Answer

**step1** Understanding the Problem

The problem asks us to identify which of the given trigonometric expressions, when simplified, does not result in the value of one. We need to evaluate each option (A, B, and C) individually to determine its simplified value.

**step2** Acknowledging Scope Deviation

It is important to note that this problem involves trigonometric functions and identities, which are typically introduced in high school mathematics and are beyond the scope of Common Core standards for grades K-5. However, I will proceed to solve it using the appropriate mathematical methods for this type of problem.

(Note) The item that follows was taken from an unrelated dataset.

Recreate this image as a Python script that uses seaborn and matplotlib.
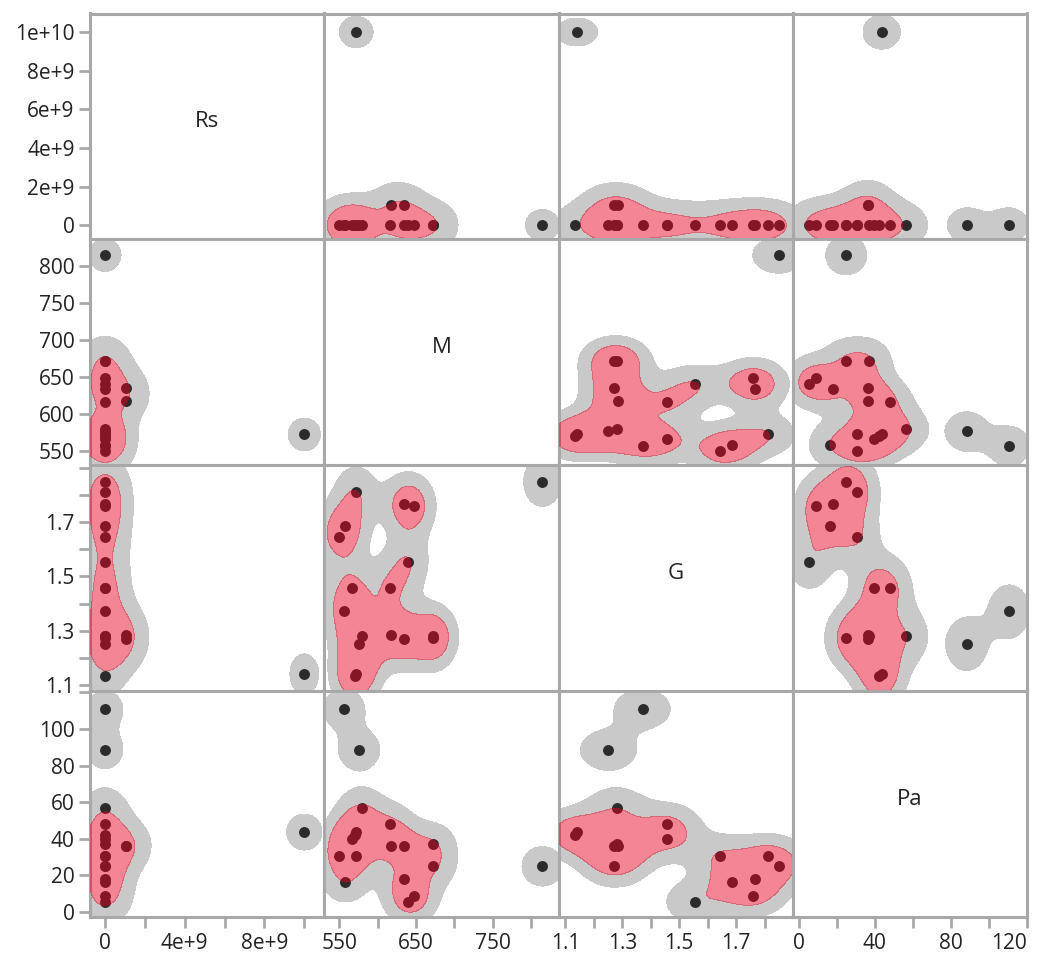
import numpy as np
import pandas as pd
import seaborn as sns
import matplotlib.pyplot as plt
from matplotlib.ticker import FixedLocator, FixedFormatter

rs = [0, 0, 0, 0, 0, 0, 1.05e9, 1.05e9, 0, 0, 0, 0, 1e10, 0, 0, 0, 0, 0]
m = [815, 672, 672, 640, 648, 634, 635, 618, 616, 579, 576, 572, 572, 570, 566, 558, 556, 550]
g_vals = [1.85, 1.272, 1.28, 1.555, 1.76, 1.767, 1.27, 1.284, 1.458, 1.28,
          1.25, 1.812, 1.14, 1.132, 1.458, 1.685, 1.371, 1.645]
pa = [25, 25, 37, 5.5, 9, 18, 36.3, 36.3, 48, 56.7, 88.4, 30.7, 43.7, 42, 39.8, 16.5, 110.9, 30.7]

names = ["Rs", "M", "G", "Pa"]

# axis domains (columns = x, rows = y)
x_lims = {"Rs": (-0.75e9, 11.0e9), "M": (530.4, 835.9), "G": (1.0754, 1.8993), "Pa": (-3.16, 120.2)}
y_lims = {"Rs": (-0.73e9, 10.96e9), "M": (530.6, 836.5), "G": (1.0778, 1.912), "Pa": (-2.4, 120.8)}

ticks = {"Rs": [0, 2e9, 4e9, 6e9, 8e9, 1e10],
         "M": [550, 600, 650, 700, 750, 800],
         "G": [1.1, 1.2, 1.3, 1.4, 1.5, 1.6, 1.7, 1.8, 1.9],
         "Pa": [0, 20, 40, 60, 80, 100, 120]}
x_labels = {"Rs": ["0", "", "4e+9", "", "8e+9", ""],
            "M": ["550", "", "650", "", "750", ""],
            "G": ["1.1", "", "1.3", "", "1.5", "", "1.7", "", ""],
            "Pa": ["0", "", "40", "", "80", "", "120"]}
y_labels = {"Rs": ["0", "2e+9", "4e+9", "6e+9", "8e+9", "1e+10"],
            "M": ["550", "600", "650", "700", "750", "800"],
            "G": ["1.1", "", "1.3", "", "1.5", "", "1.7", "", ""],
            "Pa": ["0", "20", "40", "60", "80", "100", ""]}

df = pd.DataFrame({"Rs": rs, "M": m, "G": g_vals, "Pa": pa})

GREY = "#c9c9c9"
RED = "#e8001f"
DOT = "#2b2b2b"
FRAME = "#a8a8a8"
BW = 0.5 * len(df) ** (-1 / 6)   # half of Scott's factor, in std units
LEVELS = [0.115, 0.44]           # share of density mass below the grey / red contours
PW, PH = 234.25, 225.75          # panel size in px

sns.set_style("white")
plt.rcParams["font.family"] = ["Open Sans", "DejaVu Sans"]


def mass_levels(dens, props):
    vals = np.sort(dens.ravel())[::-1]
    cum = np.cumsum(vals) / vals.sum()
    idx = np.searchsorted(cum, 1 - np.asarray(props))
    return np.take(vals, idx, mode="clip")


def blobs(x, y, **kws):
    ax = plt.gca()
    x0, x1 = ax.get_xlim()
    y0, y1 = ax.get_ylim()
    x = np.asarray(x, dtype=float)
    y = np.asarray(y, dtype=float)
    # kernel widths in px, proportional to each variable's spread
    sx = BW * np.std(x, ddof=1) * PW / (x1 - x0)
    sy = BW * np.std(y, ddof=1) * PH / (y1 - y0)
    qx = (x - x0) / (x1 - x0) * PW
    qy = (y - y0) / (y1 - y0) * PH
    px, py = np.meshgrid(np.linspace(qx.min() - 4 * sx, qx.max() + 4 * sx, 400),
                         np.linspace(qy.min() - 4 * sy, qy.max() + 4 * sy, 400))
    dens = np.zeros_like(px)
    for a, b in zip(qx, qy):
        dens += np.exp(-0.5 * (((px - a) / sx) ** 2 + ((py - b) / sy) ** 2))
    t_grey, t_red = mass_levels(dens, LEVELS)
    X = x0 + px / PW * (x1 - x0)
    Y = y0 + py / PH * (y1 - y0)
    ax.contourf(X, Y, dens, levels=[t_grey, t_red], colors=[GREY], zorder=1)
    sns.scatterplot(x=x, y=y, ax=ax, color=DOT, s=62, linewidth=0, legend=False, zorder=2)
    ax.contourf(X, Y, dens, levels=[t_red, dens.max() + 1], colors=[RED], alpha=0.48, zorder=3)


g = sns.PairGrid(df, vars=names, despine=False, height=2.4)
g.figure.set_size_inches(10.4, 9.61)

for i, rv in enumerate(names):
    for j, cv in enumerate(names):
        ax = g.axes[i, j]
        ax.set_xlim(x_lims[cv])
        ax.set_ylim(y_lims[rv])

g.map_offdiag(blobs)

for i, rv in enumerate(names):
    for j, cv in enumerate(names):
        ax = g.axes[i, j]
        ax.set_xlim(x_lims[cv])
        ax.set_ylim(y_lims[rv])
        ax.set_xlabel("")
        ax.set_ylabel("")
        for s in ax.spines.values():
            s.set_color(FRAME)
            s.set_linewidth(2.2)
        ax.tick_params(axis="both", color=FRAME, width=2, length=8,
                       labelsize=15, labelcolor="#222222")
        ax.tick_params(axis="y", pad=3)
        ax.tick_params(axis="x", pad=4)
        ax.tick_params(bottom=(i == 3), labelbottom=(i == 3),
                       left=(j == 0), labelleft=(j == 0),
                       top=False, right=False)
        if i == j:
            ax.text(0.5, 0.52, rv, transform=ax.transAxes, ha="center", va="center",
                    fontsize=16, color="#222222")

for j, cv in enumerate(names):
    ax = g.axes[3, j]
    ax.xaxis.set_major_locator(FixedLocator(ticks[cv]))
    ax.xaxis.set_major_formatter(FixedFormatter(x_labels[cv]))
for i, rv in enumerate(names):
    ax = g.axes[i, 0]
    ax.yaxis.set_major_locator(FixedLocator(ticks[rv]))
    ax.yaxis.set_major_formatter(FixedFormatter(y_labels[rv]))

# last Pa label sits flush with the right edge
g.axes[3, 3].get_xticklabels()[-1].set_horizontalalignment("right")

g.figure.subplots_adjust(left=90 / 1040, right=1027 / 1040, top=1 - 13.5 / 961,
                         bottom=1 - 916.5 / 961, wspace=0, hspace=0)
g.figure.savefig("out.png", dpi=100)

**step3** Evaluating Option A

Option A is given by: $$\displaystyle \tan 18^{\circ}\times \tan 36^{\circ}\times \tan 54^{\circ}\times \tan 72^{\circ}$$
We utilize the trigonometric identity: $$\tan(90^\circ - \theta) = \cot \theta$$. We also know that $$\cot \theta = \frac{1}{\tan \theta}$$.
Let's apply this to the terms in the expression:
For $$\tan 54^\circ$$: We can write it as $$\tan(90^\circ - 36^\circ)$$, which simplifies to $$\cot 36^\circ$$.
For $$\tan 72^\circ$$: We can write it as $$\tan(90^\circ - 18^\circ)$$, which simplifies to $$\cot 18^\circ$$.
Now, substitute these simplified forms back into the expression for Option A:
$$\tan 18^{\circ}\times \tan 36^{\circ}\times (\cot 36^{\circ})\times (\cot 18^{\circ})$$
Rearrange the terms to group reciprocal functions:
$$(\tan 18^{\circ}\times \cot 18^{\circ}) \times (\tan 36^{\circ}\times \cot 36^{\circ})$$
Since we know that $$\tan \theta \times \cot \theta = 1$$, we can substitute this into the expression:
$$1 \times 1 = 1$$
Therefore, Option A simplifies to 1.

**step4** Evaluating Option B

Option B is given by: $$\displaystyle \sin ^{2}19^{\circ}+\sin ^{2}71^{\circ}$$
We utilize the trigonometric identity: $$\sin(90^\circ - \theta) = \cos \theta$$.
Let's apply this to the term $$\sin 71^\circ$$:
$$\sin 71^\circ = \sin(90^\circ - 19^\circ) = \cos 19^\circ$$
Now, substitute this into the expression for Option B:
$$\sin ^{2}19^{\circ}+(\cos 19^{\circ})^2 = \sin ^{2}19^{\circ}+\cos ^{2}19^{\circ}$$
We use the fundamental Pythagorean identity: $$\sin^2 \theta + \cos^2 \theta = 1$$.
Therefore,
$$\sin ^{2}19^{\circ}+\cos ^{2}19^{\circ} = 1$$
So, Option B also simplifies to 1.

**step5** Evaluating Option C

Option C is given by: $$\displaystyle \frac{2\sin 62^{\circ}}{\cos 28^{\circ}}-\frac{\sec 42^{\circ}}{{\text{cosec}}48^{\circ}}$$
Let's evaluate the first part of the expression: $$\frac{2\sin 62^{\circ}}{\cos 28^{\circ}}$$
We utilize the trigonometric identity: $$\cos(90^\circ - \theta) = \sin \theta$$.
Applying this, we find:
$$\cos 28^\circ = \cos(90^\circ - 62^\circ) = \sin 62^\circ$$
Substitute this into the first part of the expression:
$$\frac{2\sin 62^{\circ}}{\sin 62^{\circ}} = 2$$
Now, let's evaluate the second part of the expression: $$\frac{\sec 42^{\circ}}{{\text{cosec}}48^{\circ}}$$
We use the reciprocal identities: $$\sec \theta = \frac{1}{\cos \theta}$$ and $${\text{cosec}} \theta = \frac{1}{\sin \theta}$$.
So, the second part becomes:
$$\frac{1/\cos 42^{\circ}}{1/\sin 48^{\circ}} = \frac{\sin 48^{\circ}}{\cos 42^{\circ}}$$
We utilize the trigonometric identity: $$\sin(90^\circ - \theta) = \cos \theta$$.
Applying this, we find:
$$\sin 48^\circ = \sin(90^\circ - 42^\circ) = \cos 42^\circ$$
Substitute this back into the second part of the expression:
$$\frac{\cos 42^{\circ}}{\cos 42^{\circ}} = 1$$
Finally, combine the simplified values of the two parts of Option C:
$$2 - 1 = 1$$
So, Option C also simplifies to 1.

**step6** Conclusion

We have evaluated each of the given options:
Option A simplifies to 1.
Option B simplifies to 1.
Option C simplifies to 1.
The problem asks us to find the option that, when simplified, is *not* equal to one. Since all options A, B, and C simplify to 1, none of them fit the condition of being "not equal to one".
Therefore, the correct choice is D, "None of these".